The benefit is worth up to half of what your ex-spouse qualifies for at full retirement age. Claiming it does not reduce your ex-spouse’s benefit at all, and it doesn’t matter whether your ex has remarried. Many people who went through Iowa divorces years ago have no idea this benefit exists, particularly those who left the workforce to raise children and have limited earnings history of their own.

Protections for Military Service Members

Active-duty service members who are served with divorce papers while deployed or otherwise unable to appear in court have federal protections under the Servicemembers Civil Relief Act. A service member can request a stay of at least 90 days, and the court is required to grant it if the application includes a statement explaining how military duties prevent the member from appearing and a letter from the commanding officer confirming that leave is not authorized.18Office of the Law Revision Counsel. 50 USC 3932 – Stay of Proceedings When Servicemember Has Notice

If the initial stay is not enough, the service member can request additional stays as long as military duty continues to prevent attendance. If the court refuses a further stay, it must appoint an attorney to represent the service member. The SCRA also protects against default judgments entered while a service member is unable to participate in the proceedings. These protections apply to any civil action, including child custody disputes that arise during or after a divorce.

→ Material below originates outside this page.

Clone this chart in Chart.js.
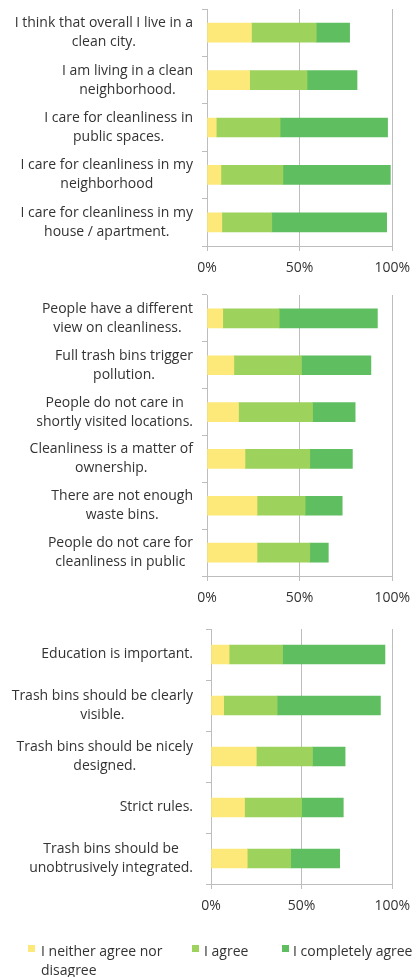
<!DOCTYPE html>
<html>
<head>
<meta charset="utf-8">
<script src="https://cdn.jsdelivr.net/npm/chart.js@4/dist/chart.umd.min.js"></script>
<style>
  html, body { margin: 0; padding: 0; background: #fff; }
  body { width: 419px; height: 977px; position: relative; overflow: hidden; font-family: "Open Sans", Lato, sans-serif; }
  .box { position: absolute; left: 0; width: 419px; }
  #legend { position: absolute; top: 941px; left: 0; width: 419px; height: 36px; font-size: 14px; color: #333; }
  .item { position: absolute; top: 0; line-height: 19px; white-space: normal; }
  .sw { position: absolute; top: 4px; width: 7px; height: 7px; }
</style>
</head>
<body>
<div class="box" id="b1" style="top:0;height:290px"><canvas id="c1"></canvas></div>
<div class="box" id="b2" style="top:285px;height:330px"><canvas id="c2"></canvas></div>
<div class="box" id="b3" style="top:615px;height:305px"><canvas id="c3"></canvas></div>
<div id="legend"></div>
<script>
// ---- data ----
const seriesNames = ["I neither agree nor disagree", "I agree", "I completely agree"];
const seriesColors = ["#FCE97A", "#9DD25C", "#5FBE60"];
const tickLabels = ["0%", "50%", "100%"];

const cats1 = [
  ["I think that overall I live in a", "clean city."],
  ["I am living in a clean", "neighborhood."],
  ["I care for cleanliness in", "public spaces."],
  ["I care for cleanliness in my", "neighborhood"],
  ["I care for cleanliness in my", "house / apartment."]
];
const neutral1  = [24, 23, 5, 7.5, 8];
const agree1    = [35, 31, 34.5, 33.5, 27];
const complete1 = [18, 27, 58, 58, 62];

const cats2 = [
  ["People have a different", "view on cleanliness."],
  ["Full trash bins trigger", "pollution."],
  ["People do not care in", "shortly visited locations."],
  ["Cleanliness is a matter of", "ownership."],
  ["There are not enough", "waste bins."],
  ["People do not care for", "cleanliness in public"]
];
const neutral2  = [8.5, 14.5, 17, 20.5, 27, 27];
const agree2    = [30.5, 36.5, 40, 35, 26, 28.5];
const complete2 = [53, 37.5, 23, 23, 20, 10];

const cats3 = [
  ["Education is important."],
  ["Trash bins should be clearly", "visible."],
  ["Trash bins should be nicely", "designed."],
  ["Strict rules."],
  ["Trash bins should be", "unobtrusively integrated."]
];
const neutral3  = [10, 7, 25, 18.5, 20];
const agree3    = [29.5, 29.5, 31, 31.5, 24];
const complete3 = [56.5, 57, 18, 23, 27];

// ---- rendering ----
const FONT = '"Open Sans", Lato, sans-serif';
const TEXT = '#333333';
const GRID = '#BDBDBD';
const FS = 14;

const blockLabels = {
  id: 'blockLabels',
  afterDraw(chart, args, opts) {
    const ctx = chart.ctx;
    const ys = chart.scales.y;
    ctx.save();
    ctx.font = opts.size + 'px ' + FONT;
    ctx.fillStyle = TEXT;
    ctx.textAlign = 'center';
    ctx.textBaseline = 'middle';
    const right = chart.chartArea.left - opts.gap;
    chart.data.labels.forEach((lab, i) => {
      const lines = Array.isArray(lab) ? lab : [lab];
      const w = Math.max(...lines.map(l => ctx.measureText(l).width));
      const cx = right - w / 2;
      const cy = ys.getPixelForValue(i);
      lines.forEach((l, k) => {
        ctx.fillText(l, cx, cy + (k - (lines.length - 1) / 2) * opts.lh);
      });
    });
    ctx.restore();
  }
};

function makeChart(id, cats, n, a, c, cfg) {
  new Chart(document.getElementById(id), {
    type: 'bar',
    data: {
      labels: cats,
      datasets: [
        { label: seriesNames[0], data: n, backgroundColor: seriesColors[0] },
        { label: seriesNames[1], data: a, backgroundColor: seriesColors[1] },
        { label: seriesNames[2], data: c, backgroundColor: seriesColors[2] }
      ]
    },
    options: {
      indexAxis: 'y',
      responsive: true,
      maintainAspectRatio: false,
      animation: false,
      layout: { padding: { top: cfg.top, right: cfg.right, left: 0, bottom: 0 } },
      datasets: { bar: { barThickness: 19, borderWidth: 0 } },
      plugins: {
        legend: { display: false },
        tooltip: { enabled: false },
        blockLabels: { size: FS, lh: 19, gap: cfg.gap }
      },
      scales: {
        x: {
          stacked: true, min: 0, max: 100,
          afterFit: s => { s.height = cfg.xh; },
          afterBuildTicks: s => { s.ticks = [0, 50, 100].map(v => ({ value: v })); },
          ticks: {
            callback: (v, i) => tickLabels[i],
            color: TEXT, font: { family: FONT, size: FS }, padding: 9, maxRotation: 0
          },
          grid: { color: GRID, tickLength: 5, lineWidth: 1 },
          border: { display: true, color: GRID }
        },
        y: {
          stacked: true,
          afterFit: s => { s.width = cfg.left; },
          ticks: { display: false },
          grid: { drawOnChartArea: false, color: GRID, tickLength: 5, offset: true },
          border: { display: true, color: GRID }
        }
      }
    },
    plugins: [blockLabels]
  });
}

makeChart('c1', cats1, neutral1, agree1, complete1, { top: 9, right: 24, left: 207, xh: 44, gap: 14 });
makeChart('c2', cats2, neutral2, agree2, complete2, { top: 10, right: 20, left: 207, xh: 39, gap: 14 });
makeChart('c3', cats3, neutral3, agree3, complete3, { top: 14, right: 20, left: 211, xh: 36, gap: 18 });

// legend
const lg = document.getElementById('legend');
const pos = [{ sq: 28, tx: 41, w: 140 }, { sq: 192, tx: 204, w: 80 }, { sq: 282, tx: 293, w: 130 }];
seriesNames.forEach((name, i) => {
  const sw = document.createElement('div');
  sw.className = 'sw';
  sw.style.left = pos[i].sq + 'px';
  sw.style.background = seriesColors[i];
  lg.appendChild(sw);
  const it = document.createElement('div');
  it.className = 'item';
  it.style.left = pos[i].tx + 'px';
  it.style.width = pos[i].w + 'px';
  it.textContent = name;
  lg.appendChild(it);
});
</script>
</body>
</html>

Bankruptcy and Support Obligations

A spouse who owes child support or alimony cannot escape those obligations through bankruptcy. Federal law classifies both as domestic support obligations, and they are not dischargeable in Chapter 7 or Chapter 13 bankruptcy.19Office of the Law Revision Counsel. 11 USC 523 – Exceptions to Discharge Property settlement debts from a divorce are also non-dischargeable in Chapter 7. In Chapter 13, certain property settlement obligations may be discharged after a debtor completes the repayment plan, but any obligation classified as support survives no matter what.

If your former spouse files for bankruptcy, your support payments are protected. This is one area where federal law provides a hard floor that state divorce courts can rely on when structuring awards.